Fundamental properties of solar-like oscillating stars from frequencies of minimum $\Delta \nu$: I. Model computations for solar composition

TL;DR

This study reveals that the minima in the large frequency separation of solar-like oscillations, linked to the He II ionization zone, serve as precise diagnostics for determining fundamental stellar properties such as mass, radius, and age.

Contribution

It introduces a new method using minima in the large frequency separation to accurately infer stellar parameters and develops an asteroseismic diagram for stellar structure and evolution analysis.

Findings

Identified two minima in the large frequency separation linked to the He II ionization zone.

Established relations between these minima and stellar properties like mass and radius.
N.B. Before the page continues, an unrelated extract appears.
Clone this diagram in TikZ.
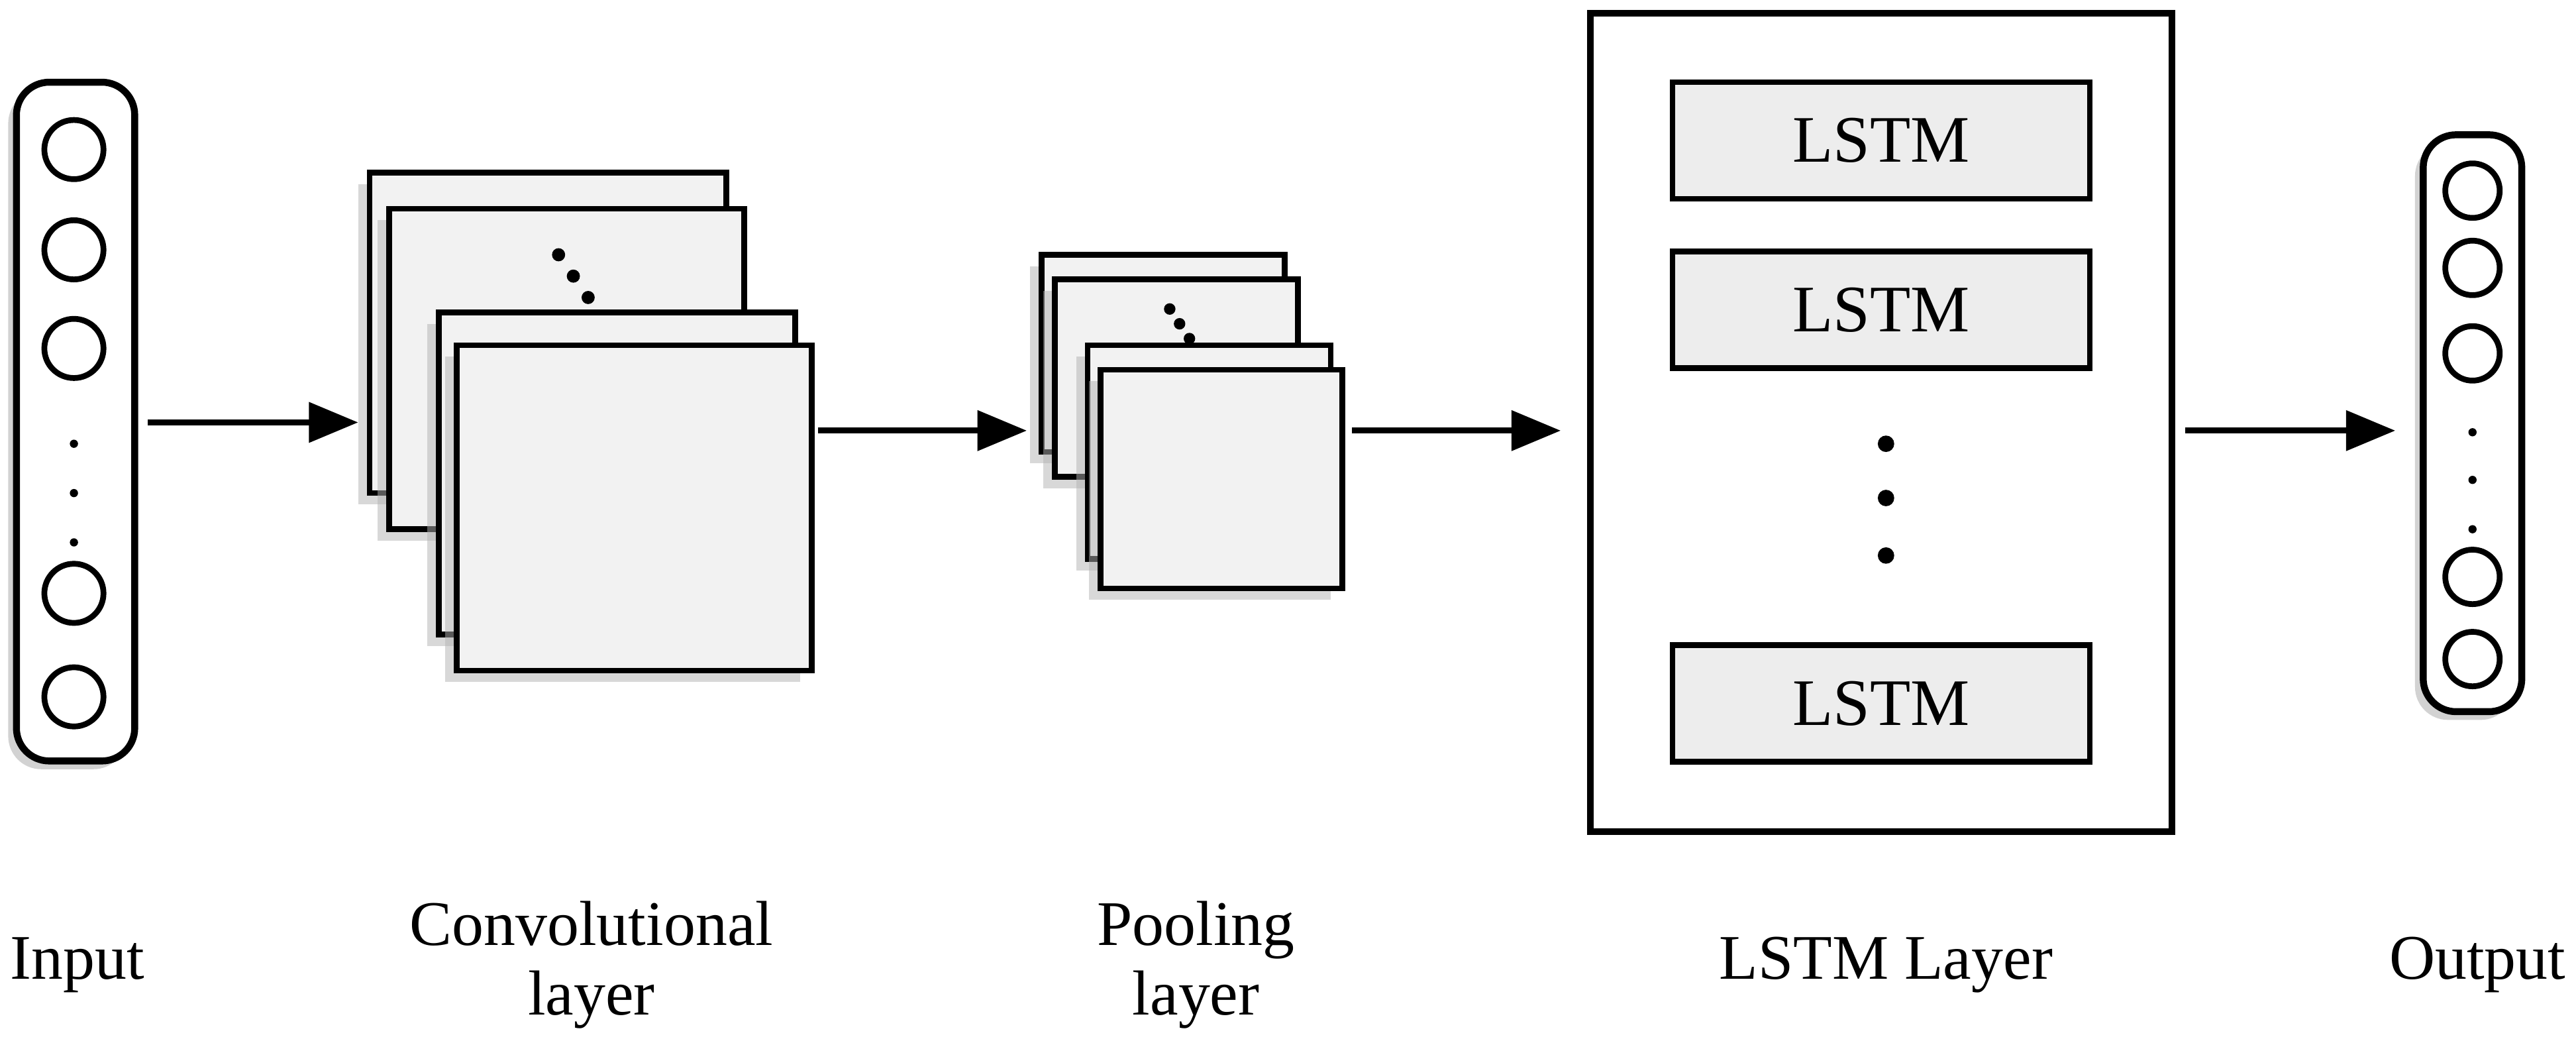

Developed a new asteroseismic diagram for predicting stellar structure and evolution.

Abstract

Low amplitude is the defining characteristic of solar-like oscillations. The space projects $Kepler$ and $CoRoT$ give us a great opportunity to successfully detect such oscillations in numerous targets. Achievements of asteroseismology depend on new discoveries of connections between the oscillation frequencies and stellar properties. In the previous studies, the frequency of the maximum amplitude and the large separation between frequencies were used for this purpose. In the present study, we confirm that the large separation between the frequencies has two minima at two different frequency values. These are the signatures of the He {\small II} ionization zone, and as such have very strong diagnostic potential. We relate these minima to fundamental stellar properties such as mass, radius, luminosity, age and mass of convective zone. For mass, the relation is simply based on the ratio of the frequency of minimum $\Delta \nu$ to the frequency of maximum amplitude. These frequency comparisons can be very precisely computed, and thus the mass and radius of a solar-like oscillating star can be determined to high precision. We also develop a new asteroseismic diagram which predicts structural and evolutionary properties of stars with such data. We derive expressions for mass, radius, effective temperature, luminosity and age in terms of purely asteroseismic quantities. For solar-like oscillating stars, we now will have five very important asteroseismic tools (two frequencies of minimum $\Delta \nu$, the frequency of maximum amplitude, and the large and small separations between the oscillation frequencies) to decipher properties of stellar interior astrophysics.